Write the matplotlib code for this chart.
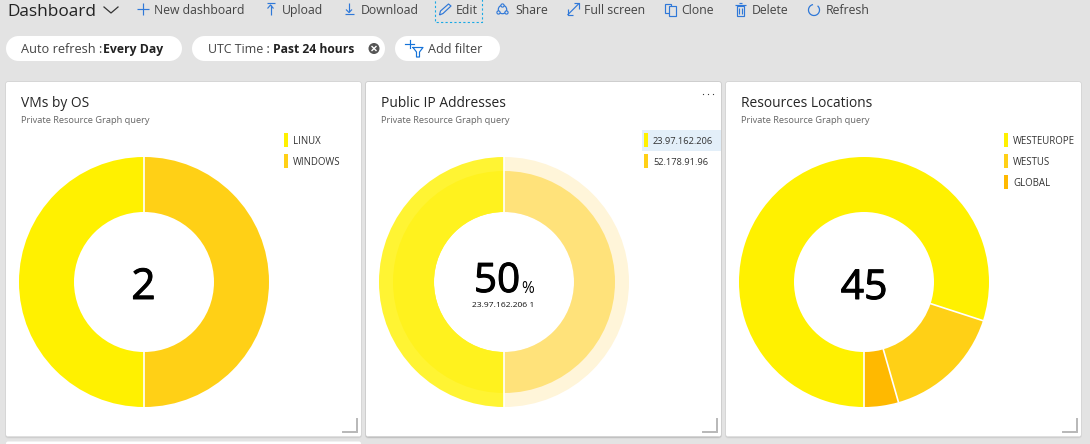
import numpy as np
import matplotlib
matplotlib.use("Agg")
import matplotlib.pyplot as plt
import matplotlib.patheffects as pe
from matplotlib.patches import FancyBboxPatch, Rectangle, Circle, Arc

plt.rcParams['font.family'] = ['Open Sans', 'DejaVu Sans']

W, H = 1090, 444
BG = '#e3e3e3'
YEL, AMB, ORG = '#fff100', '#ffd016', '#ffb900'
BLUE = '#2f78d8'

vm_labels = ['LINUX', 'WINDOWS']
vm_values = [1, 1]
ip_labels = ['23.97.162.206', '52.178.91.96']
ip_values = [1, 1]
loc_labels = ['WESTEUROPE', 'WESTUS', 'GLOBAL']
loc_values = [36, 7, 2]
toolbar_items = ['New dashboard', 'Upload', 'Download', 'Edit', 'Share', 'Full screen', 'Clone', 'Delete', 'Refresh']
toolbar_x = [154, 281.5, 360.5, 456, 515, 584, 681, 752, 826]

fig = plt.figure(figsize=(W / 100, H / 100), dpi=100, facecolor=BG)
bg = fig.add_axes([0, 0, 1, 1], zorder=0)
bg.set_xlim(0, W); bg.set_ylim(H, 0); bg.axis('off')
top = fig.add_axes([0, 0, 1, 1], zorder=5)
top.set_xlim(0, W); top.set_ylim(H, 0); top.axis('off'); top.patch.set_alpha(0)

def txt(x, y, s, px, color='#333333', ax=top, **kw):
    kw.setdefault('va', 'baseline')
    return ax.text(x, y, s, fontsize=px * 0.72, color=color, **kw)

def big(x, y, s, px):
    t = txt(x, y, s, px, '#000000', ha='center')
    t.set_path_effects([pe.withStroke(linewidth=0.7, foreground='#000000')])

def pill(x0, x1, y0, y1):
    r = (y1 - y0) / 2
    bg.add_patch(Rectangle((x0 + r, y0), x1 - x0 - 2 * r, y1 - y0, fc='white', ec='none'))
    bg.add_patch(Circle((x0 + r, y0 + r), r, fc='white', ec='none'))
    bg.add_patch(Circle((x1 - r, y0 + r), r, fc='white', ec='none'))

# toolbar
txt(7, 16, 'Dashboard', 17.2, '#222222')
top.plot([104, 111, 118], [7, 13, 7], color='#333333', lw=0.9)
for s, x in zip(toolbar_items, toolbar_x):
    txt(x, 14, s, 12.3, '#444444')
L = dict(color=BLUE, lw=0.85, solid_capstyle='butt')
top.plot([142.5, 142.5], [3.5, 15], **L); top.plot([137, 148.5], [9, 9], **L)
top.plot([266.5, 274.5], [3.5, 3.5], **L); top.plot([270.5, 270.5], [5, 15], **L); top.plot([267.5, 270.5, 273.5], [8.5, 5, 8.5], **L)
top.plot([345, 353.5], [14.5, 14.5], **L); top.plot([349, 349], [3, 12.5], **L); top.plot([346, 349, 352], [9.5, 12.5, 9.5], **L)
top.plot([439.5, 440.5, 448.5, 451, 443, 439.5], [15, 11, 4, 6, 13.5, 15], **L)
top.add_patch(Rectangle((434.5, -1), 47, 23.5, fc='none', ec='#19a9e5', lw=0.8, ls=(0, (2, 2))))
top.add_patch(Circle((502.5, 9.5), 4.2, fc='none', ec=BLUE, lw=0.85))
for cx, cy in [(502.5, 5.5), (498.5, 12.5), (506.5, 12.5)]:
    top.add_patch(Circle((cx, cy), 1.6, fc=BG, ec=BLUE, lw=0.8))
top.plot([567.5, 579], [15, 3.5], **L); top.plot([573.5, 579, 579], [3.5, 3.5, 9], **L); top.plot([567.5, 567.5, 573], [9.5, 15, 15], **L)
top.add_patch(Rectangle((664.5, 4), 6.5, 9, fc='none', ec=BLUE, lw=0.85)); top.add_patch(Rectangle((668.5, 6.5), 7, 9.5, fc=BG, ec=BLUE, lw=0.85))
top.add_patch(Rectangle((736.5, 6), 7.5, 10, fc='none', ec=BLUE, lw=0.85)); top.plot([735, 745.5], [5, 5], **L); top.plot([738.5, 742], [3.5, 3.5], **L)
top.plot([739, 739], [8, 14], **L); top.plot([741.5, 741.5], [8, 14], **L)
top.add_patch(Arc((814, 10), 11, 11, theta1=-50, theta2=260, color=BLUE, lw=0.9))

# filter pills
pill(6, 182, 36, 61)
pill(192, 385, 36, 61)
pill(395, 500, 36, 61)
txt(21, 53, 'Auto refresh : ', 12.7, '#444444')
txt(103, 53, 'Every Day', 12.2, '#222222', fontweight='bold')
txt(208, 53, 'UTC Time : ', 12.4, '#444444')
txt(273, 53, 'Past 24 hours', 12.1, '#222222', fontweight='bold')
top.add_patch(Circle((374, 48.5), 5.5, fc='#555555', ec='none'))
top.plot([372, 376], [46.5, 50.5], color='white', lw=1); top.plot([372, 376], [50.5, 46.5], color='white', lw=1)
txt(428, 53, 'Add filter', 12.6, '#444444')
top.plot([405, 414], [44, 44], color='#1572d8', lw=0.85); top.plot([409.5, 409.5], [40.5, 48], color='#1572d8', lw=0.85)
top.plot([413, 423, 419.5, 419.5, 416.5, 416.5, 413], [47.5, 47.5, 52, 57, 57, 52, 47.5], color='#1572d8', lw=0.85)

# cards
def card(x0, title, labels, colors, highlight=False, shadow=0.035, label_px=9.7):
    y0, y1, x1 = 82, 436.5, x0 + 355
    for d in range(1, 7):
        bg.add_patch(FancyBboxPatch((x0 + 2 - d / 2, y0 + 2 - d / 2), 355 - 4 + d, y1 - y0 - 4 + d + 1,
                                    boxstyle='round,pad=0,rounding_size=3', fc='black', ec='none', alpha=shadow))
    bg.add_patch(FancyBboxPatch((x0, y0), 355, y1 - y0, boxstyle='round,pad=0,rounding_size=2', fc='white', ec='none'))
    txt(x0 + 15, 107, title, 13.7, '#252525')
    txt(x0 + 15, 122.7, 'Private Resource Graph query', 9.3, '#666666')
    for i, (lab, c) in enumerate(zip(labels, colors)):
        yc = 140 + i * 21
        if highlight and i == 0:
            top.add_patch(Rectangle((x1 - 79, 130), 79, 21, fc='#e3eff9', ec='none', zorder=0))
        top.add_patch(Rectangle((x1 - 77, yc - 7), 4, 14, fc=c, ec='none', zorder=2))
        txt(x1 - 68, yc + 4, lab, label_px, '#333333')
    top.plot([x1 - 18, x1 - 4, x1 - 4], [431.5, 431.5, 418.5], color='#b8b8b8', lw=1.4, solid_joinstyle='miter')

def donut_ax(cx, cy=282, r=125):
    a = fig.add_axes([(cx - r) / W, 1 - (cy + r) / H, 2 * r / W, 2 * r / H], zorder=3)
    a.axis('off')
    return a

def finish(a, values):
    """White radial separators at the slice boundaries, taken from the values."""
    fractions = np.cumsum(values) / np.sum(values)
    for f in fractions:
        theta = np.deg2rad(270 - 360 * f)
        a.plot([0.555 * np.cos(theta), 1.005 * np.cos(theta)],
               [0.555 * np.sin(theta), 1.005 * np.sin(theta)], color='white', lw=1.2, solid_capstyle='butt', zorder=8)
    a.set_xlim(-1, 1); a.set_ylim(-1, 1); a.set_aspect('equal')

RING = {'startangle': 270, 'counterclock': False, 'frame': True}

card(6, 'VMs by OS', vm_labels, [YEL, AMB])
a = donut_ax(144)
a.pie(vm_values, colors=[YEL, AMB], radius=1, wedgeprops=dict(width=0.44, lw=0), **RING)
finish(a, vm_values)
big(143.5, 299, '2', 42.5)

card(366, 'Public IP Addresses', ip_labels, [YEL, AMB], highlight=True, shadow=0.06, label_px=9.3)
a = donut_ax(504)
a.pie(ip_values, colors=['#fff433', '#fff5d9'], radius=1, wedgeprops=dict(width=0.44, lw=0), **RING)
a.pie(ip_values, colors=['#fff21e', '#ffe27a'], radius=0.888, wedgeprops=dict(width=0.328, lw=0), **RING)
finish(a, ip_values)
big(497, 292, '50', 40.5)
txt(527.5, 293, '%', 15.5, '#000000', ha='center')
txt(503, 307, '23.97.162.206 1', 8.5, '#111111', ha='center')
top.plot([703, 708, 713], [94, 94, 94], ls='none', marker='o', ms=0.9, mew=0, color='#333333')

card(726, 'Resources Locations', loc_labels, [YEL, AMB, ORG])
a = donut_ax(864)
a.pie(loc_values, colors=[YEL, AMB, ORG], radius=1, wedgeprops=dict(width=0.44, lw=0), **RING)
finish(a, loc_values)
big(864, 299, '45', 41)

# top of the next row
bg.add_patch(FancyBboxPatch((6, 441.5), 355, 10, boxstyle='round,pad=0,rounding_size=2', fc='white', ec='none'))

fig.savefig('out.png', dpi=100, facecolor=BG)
**********
■ WHAT YOU SHOULD DO
Omitting all pictures, restate exactly the lines of the material from its start through the line that contains "BLUE = '#2f78d8'".

■ FINAL ANSWER
Write the matplotlib code for this chart.
import numpy as np
import matplotlib
matplotlib.use("Agg")
import matplotlib.pyplot as plt
import matplotlib.patheffects as pe
from matplotlib.patches import FancyBboxPatch, Rectangle, Circle, Arc

plt.rcParams['font.family'] = ['Open Sans', 'DejaVu Sans']

W, H = 1090, 444
BG = '#e3e3e3'
YEL, AMB, ORG = '#fff100', '#ffd016', '#ffb900'
BLUE = '#2f78d8'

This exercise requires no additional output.